Is it possible to communicate effectively or nurture another human being, through a digital device?
Annie: Of course you can communicate effectively through a digital device, but because we are social critters who have managed to survive throughout the millennia by “reading” each other’s subtle facial expressions and body language, And observing each other in the context of our relationships, I don’t think we can fully nurture another person without being right there with them… at least a good part of the time. So when tweens and teens tell me about some guy or girl they met online with whom they’re “in love” it gives me pause. I don’t doubt for a moment that their digital connection is important to each of them. And I don’t invalidate the support and encouragement they may be providing for each other. However, this isn’t the way teens truly learn the fundamentals of creating and maintaining healthy relationships. The digital connections can certainly support “real world” relationships, but they shouldn’t be a substitute for them. Same with parents and kids. Texting is not a substitution for parent-child conversations.
Me: There is a HUGE push education to make kids more digitally literate. They say it is a crucial skill for the future but it seems to me that the digital device can be extremely dehumanizing. Is it possible that the digitization of our schools is compounding the difficulties we seem to be encountering in raising, teaching and nurturing our children to become “good people”
Annie: I agree. Increasing reliance on digital communication reduces (in the minds of many kids) the need to actually have real conversations. And they seem to have lost confidence in their ability to have real conversations. Hey I understand if you’re having a conflict with a friend or a bf/gf, you’re going to feel uncomfortable, worried, confused, stressed, etc. When we’re uncomfortable we tend to want to avoid the source of that discomfort. I understand, if you’re really hurt or angry that it might seem easier to text your friend or your bf/gf: “I can’t believe you did that! You’re such a #$%#@!!” rather than sit down, face to face and discuss what’s going on. But a face-to-face conversation (without technology), where I talk and you listen and then you talk and I listen is more likely to lead to greater understanding. And that’s going to lead to healthier relationships.
Kids need to understand how to manage their destructive emotions. That’s the biggest challenge in growing up. But the availability of the digital connection to peers discourages kids from taking the time they need to calm down and step back from the precipice before they respond. The result is a culture where the go-to place is anger and we’re all in the habit of adding to the “social garbage” that has become the air we breathe.
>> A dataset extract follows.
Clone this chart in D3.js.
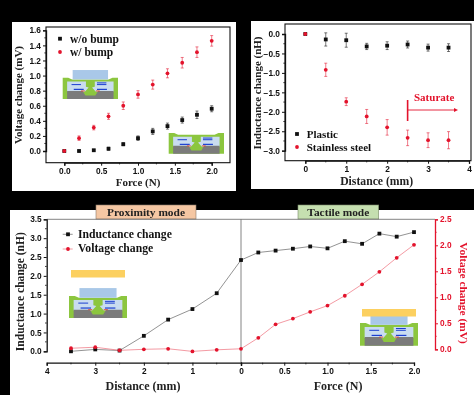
<!DOCTYPE html>
<html><head><meta charset="utf-8">
<script src="https://cdn.jsdelivr.net/npm/d3@7/dist/d3.min.js"></script>
<style>
html,body{margin:0;padding:0;background:#000;}
svg{display:block;filter:blur(0.35px);}
text{font-family:"Liberation Serif",serif;font-weight:bold;}
.tick text{font-family:"Liberation Sans",sans-serif;font-weight:bold;}
</style></head><body>
<svg id="c" width="474" height="395"></svg>
<script>
const forceA=[0,0.2,0.4,0.6,0.8,1.0,1.2,1.4,1.6,1.8,2.0];
const noBump=[0,0,0.01,0.03,0.09,0.17,0.26,0.33,0.41,0.48,0.56];
const noBumpErr=[0,0.01,0.01,0.02,0.02,0.03,0.04,0.04,0.04,0.05,0.04];
const withBump=[0,0.17,0.31,0.46,0.60,0.75,0.88,1.03,1.17,1.31,1.46];
const withBumpErr=[0,0.03,0.03,0.04,0.05,0.05,0.06,0.06,0.07,0.07,0.07];
const distB=[0,0.5,1,1.5,2,2.5,3,3.5];
const plastic=[0,-0.14,-0.16,-0.32,-0.30,-0.27,-0.35,-0.35];
const plasticErr=[0,0.17,0.18,0.08,0.10,0.09,0.09,0.10];
const steel=[0,-0.92,-1.74,-2.12,-2.40,-2.67,-2.73,-2.73];
const steelErr=[0,0.17,0.10,0.18,0.20,0.20,0.19,0.22];
const distC=[3.5,3,2.5,2,1.5,1,0.5,0];
const indDist=[0.0,0.05,0.02,0.41,0.84,1.12,1.54,2.42];
const voltDist=[0.02,0.04,-0.02,0.0,0.01,-0.04,-0.01,0.01];
const forceC=[0.2,0.4,0.6,0.8,1.0,1.2,1.4,1.6,1.8,2.0];
const indForce=[2.62,2.67,2.72,2.78,2.73,2.92,2.85,3.12,3.04,3.16];
const voltForce=[0.22,0.48,0.59,0.72,0.84,1.03,1.25,1.49,1.76,2.01];

const RED="#e3132c",GR="#8cc63f",LB="#a9c8e8",CH="#c9dcf0",GY="#7b7b7b",YL="#fcd060",BL="#1c3fd0";
const svg=d3.select("#c");
const rect=(x,y,w,h,f,s)=>svg.append("rect").attr("x",x).attr("y",y).attr("width",w).attr("height",h).attr("fill",f).attr("stroke",s||"none");
const text=(x,y,t,size,fill,anchor,rot)=>{const e=svg.append("text").text(t).attr("font-size",size).attr("fill",fill||"#111").attr("text-anchor",anchor||"start");
 e.attr("transform",`translate(${x},${y})`+(rot?` rotate(${rot})`:""));return e;};

function axis(g,gen,color){
 const a=svg.append("g").attr("transform",g).call(gen.tickPadding(2));
 a.select(".domain").attr("stroke",color).attr("stroke-width",1.3);
 a.selectAll(".tick line").attr("stroke",color).attr("stroke-width",1);
 a.selectAll(".tick text").attr("fill",color).attr("font-size",8.3);
 return a;
}
function minor(sc,vals,orient,pos,color){
 vals.forEach(v=>{const p=sc(v);
  const l=svg.append("line").attr("stroke",color).attr("stroke-width",0.8);
  if(orient==="h")l.attr("x1",p).attr("x2",p).attr("y1",pos).attr("y2",pos+1.7);
  else if(orient==="l")l.attr("y1",p).attr("y2",p).attr("x1",pos-1.7).attr("x2",pos);
  else l.attr("y1",p).attr("y2",p).attr("x1",pos).attr("x2",pos+1.7);});
}
function points(xs,ys,errs,x,y,color,shape){
 xs.forEach((d,i)=>{
  if(errs&&errs[i]>0){
   const hi=y(ys[i]+errs[i]),lo=y(ys[i]-errs[i]),px=x(d);
   svg.append("path").attr("d",`M${px-1.5},${hi}H${px+1.5}M${px},${hi}V${lo}M${px-1.5},${lo}H${px+1.5}`)
     .attr("stroke",color).attr("stroke-width",0.7).attr("fill","none").attr("opacity",0.8);
  }
  mark(x(d),y(ys[i]),color,shape);
 });
}
function mark(px,py,color,shape){
 if(shape==="s")svg.append("rect").attr("x",px-1.9).attr("y",py-1.9).attr("width",3.8).attr("height",3.8).attr("fill",color);
 else svg.append("circle").attr("cx",px).attr("cy",py).attr("r",1.9).attr("fill",color);
}
function inset(x,y,w,h,opts){
 const X=f=>x+f*w,Y=f=>y+f*h;
 const poly=(pts,f)=>svg.append("path").attr("d","M"+pts.map(p=>X(p[0])+","+Y(p[1])).join("L")+"Z").attr("fill",f);
 poly([[0,0],[0.1,0],[0.17,0.08],[0.83,0.08],[0.9,0],[1,0],[1,1],[0,1]],GR);
 poly([[0.08,0.18],[0.42,0.18],[0.42,0.42],[0.47,0.46],[0.40,0.66],[0.08,0.66]],CH);
 poly([[0.58,0.18],[0.92,0.18],[0.92,0.66],[0.60,0.66],[0.53,0.46],[0.58,0.42]],CH);
 poly([[0.08,0.62],[0.36,0.62],[0.41,0.84],[0.59,0.84],[0.64,0.62],[0.92,0.62],[0.92,1],[0.08,1]],GY);
 [[0.16,0.30],[0.62,0.30]].forEach(p=>rect(X(p[0]),Y(p[1]),0.17*w,1,BL));
 [[0.2,0.52],[0.62,0.52]].forEach(p=>rect(X(p[0]),Y(p[1]),0.18*w,1.2,BL));
 rect(X(0.62),Y(0.22),0.17*w,1,BL);
 rect(X(0.33),Y(0.6),0.07*w,1,"#e0503c");rect(X(0.6),Y(0.6),0.07*w,1,"#e0503c");
 if(opts.blue)rect(X(0.18),Y(-0.36),0.64*w,0.44*h,LB);
 if(opts.yellow)rect(X(0)+2,y+opts.yellow,w-4,7.5,YL);
}

// backgrounds
rect(12,22,224,169,"#fff");
rect(251,21,223,168,"#fff");
rect(10,210,464,185,"#fff");

// Panel A
const ax=d3.scaleLinear().domain([0,2]).range([64.3,211.7]);
const ay=d3.scaleLinear().domain([0,1.6]).range([151,30.3]);
inset(62.7,77.7,55.3,21.3,{blue:true});
inset(168.7,133,55.3,20.7,{});
axis("translate(0,162.7)",d3.axisBottom(ax).tickValues([0,0.5,1,1.5,2]).tickFormat(d3.format(".1f")).tickSize(3),"#111");
axis("translate(46,0)",d3.axisLeft(ay).tickValues(d3.range(0,1.61,0.2)).tickFormat(d3.format(".1f")).tickSize(3),"#111");
rect(46,27,184,135.7,"none","#111").attr("stroke-width",1.1);
minor(ax,[0.25,0.75,1.25,1.75],"h",162.7,"#111");
minor(ay,d3.range(0.1,1.6,0.2),"l",46,"#111");
points(forceA,noBump,noBumpErr,ax,ay,"#111","s");
points(forceA,withBump,withBumpErr,ax,ay,RED,"c");
mark(60,38.7,"#111","s");mark(60,52,RED,"c");
text(70,42.5,"w/o bump",11.5);text(70,56,"w/ bump",11.5);
text(138,186,"Force (N)",11,"#222","middle");
text(22,95,"Voltage change (mV)",11,"#222","middle",-90);

// Panel B
const bx=d3.scaleLinear().domain([0,4]).range([305.3,469]);
const by=d3.scaleLinear().domain([0,-3]).range([34,150.7]);
axis("translate(0,160.7)",d3.axisBottom(bx).tickValues([0,1,2,3,4]).tickFormat(d3.format("d")).tickSize(3),"#111");
axis("translate(285,0)",d3.axisLeft(by).tickValues(d3.range(0,-3.01,-0.5)).tickFormat(d3.format(".1f")).tickSize(3),"#111");
rect(285,24,186,136.7,"none","#111").attr("stroke-width",1.1);
minor(bx,[0.5,1.5,2.5,3.5],"h",160.7,"#111");
minor(by,[-0.25,-0.75,-1.25,-1.75,-2.25,-2.75],"l",285,"#111");
points(distB,plastic,plasticErr,bx,by,"#111","s");
points(distB,steel,steelErr,bx,by,RED,"c");
mark(297,134,"#111","s");mark(297,147,RED,"c");
text(306.7,137.5,"Plastic",11);text(306.7,150.5,"Stainless steel",11);
text(376.7,185,"Distance (mm)",11.7,"#222","middle");
text(261,93,"Inductance change (nH)",11,"#222","middle",-90);
text(414,100.5,"Saturate",11,RED);
svg.append("line").attr("x1",bx(2.5)).attr("x2",bx(2.5)).attr("y1",100).attr("y2",121).attr("stroke",RED).attr("stroke-width",1.6);
svg.append("line").attr("x1",bx(2.5)).attr("x2",456).attr("y1",110).attr("y2",110).attr("stroke",RED).attr("stroke-width",0.9);
svg.append("path").attr("d","M458,110L454,108L454,112Z").attr("fill",RED);

// Panel C
const dx=d3.scaleLinear().domain([4,0]).range([46.7,241]);
const fx=d3.scaleLinear().domain([0,2]).range([241,414]);
const ly=d3.scaleLinear().domain([0,3.5]).range([351.3,219.3]);
const ry=d3.scaleLinear().domain([0,2.5]).range([349.3,219.3]);
rect(96,205,100,14,"#f5c7a3","#8a7a6a").attr("stroke-width",0.6);
rect(298,205,80.7,14,"#c5dfb0","#7a8a6a").attr("stroke-width",0.6);
text(146,216,"Proximity mode",11.4,"#222","middle");
text(338.3,216,"Tactile mode",11.4,"#222","middle");
inset(69,296,58,22,{blue:true,yellow:-26});
inset(360,323,58,22.7,{blue:true,yellow:-14});
svg.append("line").attr("x1",46.7).attr("x2",435).attr("y1",219.3).attr("y2",219.3).attr("stroke","#666").attr("stroke-width",0.8);
svg.append("line").attr("x1",241).attr("x2",241).attr("y1",219.3).attr("y2",362.7).attr("stroke","#666").attr("stroke-width",0.8);
axis("translate(46.7,0)",d3.axisLeft(ly).tickValues(d3.range(0,3.51,0.5)).tickFormat(d3.format(".1f")).tickSize(3),"#111");
axis("translate(435,0)",d3.axisRight(ry).tickValues(d3.range(0,2.51,0.5)).tickFormat(d3.format(".1f")).tickSize(3),RED);
axis("translate(0,362.7)",d3.axisBottom(dx).tickValues([4,3,2,1]).tickFormat(d3.format("d")).tickSize(3),"#111");
axis("translate(0,362.7)",d3.axisBottom(fx).tickValues([0,0.5,1,1.5,2]).tickFormat((d,i)=>i?d3.format(".1f")(d):"0").tickSize(3),"#111");
minor(dx,[3.5,2.5,1.5,0.5],"h",362.7,"#111");
minor(fx,[0.25,0.75,1.25,1.75],"h",362.7,"#111");
minor(ly,[0.25,0.75,1.25,1.75,2.25,2.75,3.25],"l",46.7,"#111");
minor(ry,[0.25,0.75,1.25,1.75,2.25],"r",435,RED);
const xsC=[...distC.map(d=>dx(d)),...forceC.map(d=>fx(d))];
const lineGen=d3.line();
const indY=[...indDist,...indForce].map(v=>ly(v));
const voltY=[...voltDist,...voltForce].map(v=>ry(v));
svg.append("path").attr("d",lineGen(xsC.map((p,i)=>[p,indY[i]]))).attr("fill","none").attr("stroke","#777").attr("stroke-width",0.8);
svg.append("path").attr("d",lineGen(xsC.map((p,i)=>[p,voltY[i]]))).attr("fill","none").attr("stroke","#f0808c").attr("stroke-width",0.8);
xsC.forEach((p,i)=>mark(p,indY[i],"#111","s"));
xsC.forEach((p,i)=>mark(p,voltY[i],RED,"c"));
[[234.3,"#777","#111","s"],[249,"#f0808c",RED,"c"]].forEach(r=>{
 svg.append("line").attr("x1",62.7).attr("x2",72.7).attr("y1",r[0]).attr("y2",r[0]).attr("stroke",r[1]).attr("stroke-width",0.8);
 mark(68,r[0],r[2],r[3]);
});
text(78,237.5,"Inductance change",11.7);
text(78,252,"Voltage change",11.7);
text(143,390,"Distance (mm)",12,"#222","middle");
text(338,390,"Force (N)",12,"#222","middle");
text(24,291.7,"Inductance change (nH)",11.6,"#222","middle",-90);
text(460,293,"Voltage change (mV)",11.4,RED,"middle",90);
</script></body></html>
Schools embracing technology aren’t to “blame” for any of this. Nor are parents who provide their kids with access to tech toys. But it’s a question of balance, isn’t it? And I don’t see a lot of adults modeling and teaching that kind of balance within their family. When we fail to set limits on social media and web use, we fail to expose our kids to other ways to nurture our intellect, our creativity, and our relationships. Follow that path and it’s harder to teach kids to be good people.
Me: The next question I suppose has to be, is it possible to teach appropriate use of a digital device at school, if the same message is not being delivered at home?
Annie: If by, digital device you mean a cell phone, many schools wisely restrict their use during class or during school hours. That’s not to say though that schools shouldn’t teach their students to be responsible digital citizens. They should be part of the solution in that way! If the same message isn’t being reinforced at home, yeah, that’s a missed opportunity on the part of parents. And yes, it makes the school’s job that much harder. Better if parents, educators and students come together to discuss the use and abuse of technology in an open community forum. And together, as fellow stakeholders, come up with policy and guidelines for home and school.
Me: You mention in your book about the pressures kids feel to be someone else or something else in order to fit in. We see examples of how the digital world can facilitate the façade and sometimes ending with tragic results.
Annie: Like I said before, it’s a matter of balance. Technology’s not going away and that’s a good thing! We need it to solve many of our current problems on the local, regional, national and international levels. Technology makes a powerful servant. But it’s a lousy master. But we have to recognize that there is an addictive quality to using technology. Changes in the brain have been observed after a relatively short amount of time surfing the net! Our brains are adapting to the new ways of searching for and processing information. What has also been observed is a change in the part of the brain that is associated with empathy. Which may explain why teens aren’t always responding with their “higher angels” when they’re online with peers. Combine the “connection addiction” with changes in the “empathy sector” of the brain” and add in the fact that most tweens and teens suffer from peer approval addiction (doing and saying whatever it takes to fit in) and we’re faced with the perfect storm.
Me: Can you suggest any possible ways that a digital device and the digital world could be used to help kids become secure in their identity and ultimately the kind of “good person” you are talking about?
Annie: There are plenty of game and story apps that use the technology as a way to get kids thinking about themselves and others in respectful and compassionate ways. My own Middle School Confidential graphic novel apps do that. And there are thousands of wonderful websites that promote just causes that appeal to the hearts and minds of young people. Remember the Save the Rainforest campaigns that got elementary school kids raising money in the ‘80’s? Well I just googled “Save the rainforest” and got to an incredible site by the Nature Conservancy! What an awesome example of technology teaching kids about philanthropy and social responsibility and environmental activism.
Bottom line, we’ve got to insert balance in our kids’ lives. There’s great stuff to be had through digital connections and there’s also great stuff to be learned from unplugging, talking to each other and stepping outside and looking around at the natural world.
So there you have it folks, human connections are still required to raise a functional, caring human being… Hooda thunk it?